At least most people around were respectful, but it still made us mad. Not so mad that we weren't over the moon about seeing baby mountain goats though!!

We arrived back at camp with a few hours left before dinner. We decided to treat ourselves for our last night and take a shower after the long day's hike. On the way back from the showers, we noticed a ranger setting up a spotting scope and had to inquire. Apparently, there was a grizzly bear and a moose on the hillside behind the Inn and he quickly found each of them in his scope and allowed us to view. We grabbed our spotting scope from camp and quickly returned to find a huge group of people gathered around the ranger now. With our own scope set up, we found the moose, and later the bear, and watched him munch on some grass at our leisure. Every now and then we would let people look through our scope since the ranger's was swamped, but it was great once again to be able to watch the wildlife unencumbered. What a day! Hiking to glaciers, encounters with goats, bear and moose sightings and a shower! That's tough to beat.

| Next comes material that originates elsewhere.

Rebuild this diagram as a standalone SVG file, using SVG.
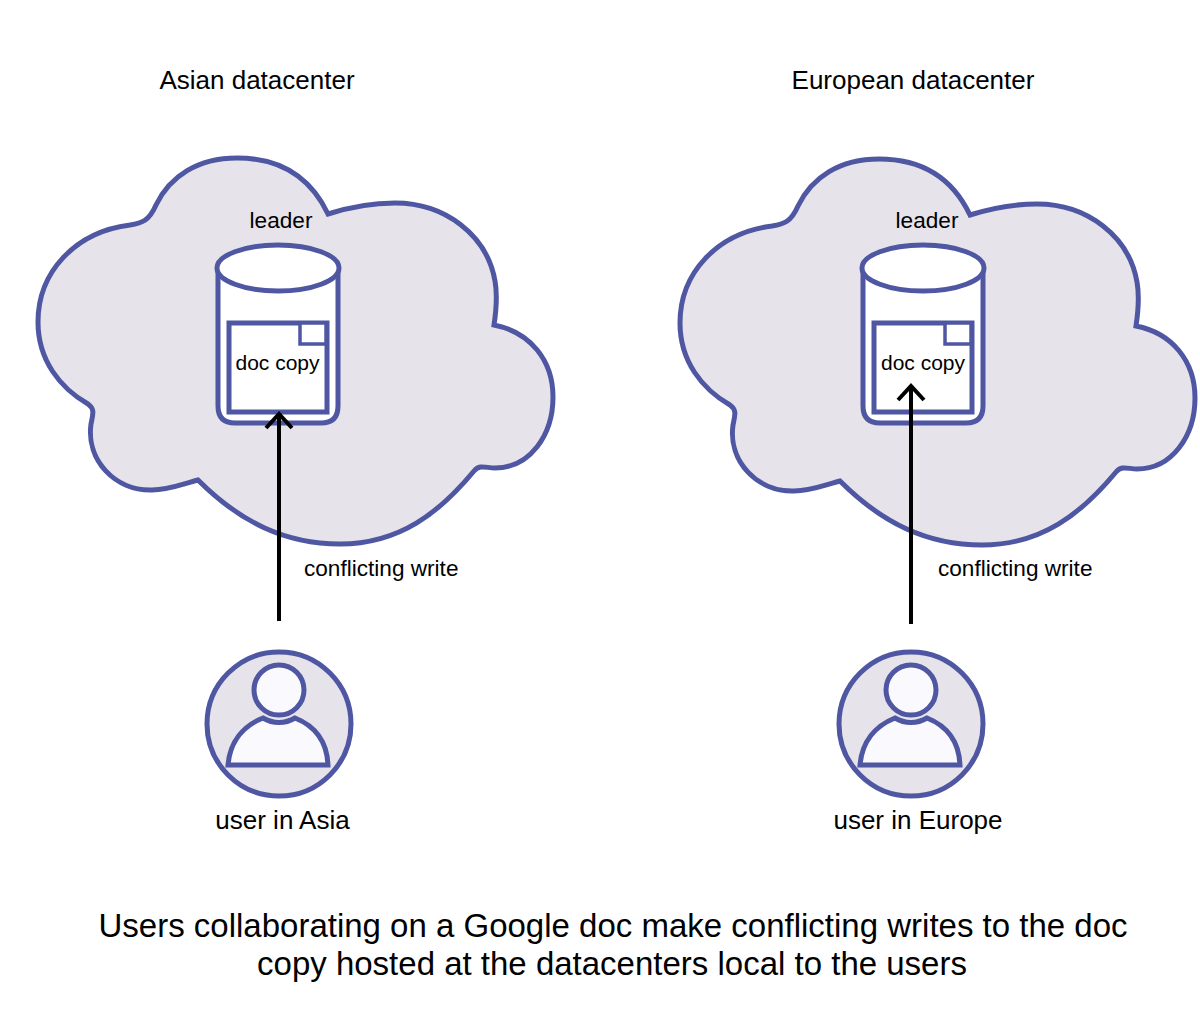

As we packed up and left the next morning, we felt complete with our time in Glacier National Park. There is so much I would like to explore out here, but it would have been impossible in the time we had. Maybe over a full summer (or two) would I feel fully satiated, but I know I will return to this place. Another backpack for sure, perhaps a luxury stay in one of the hotels, or even a kayak trip on one of the many lakes. Either way this park will have my heart forever.

Onward we go to Canada! (in a car this time).

10/10 would fight crowds for beautiful mountain scenery again....maybe.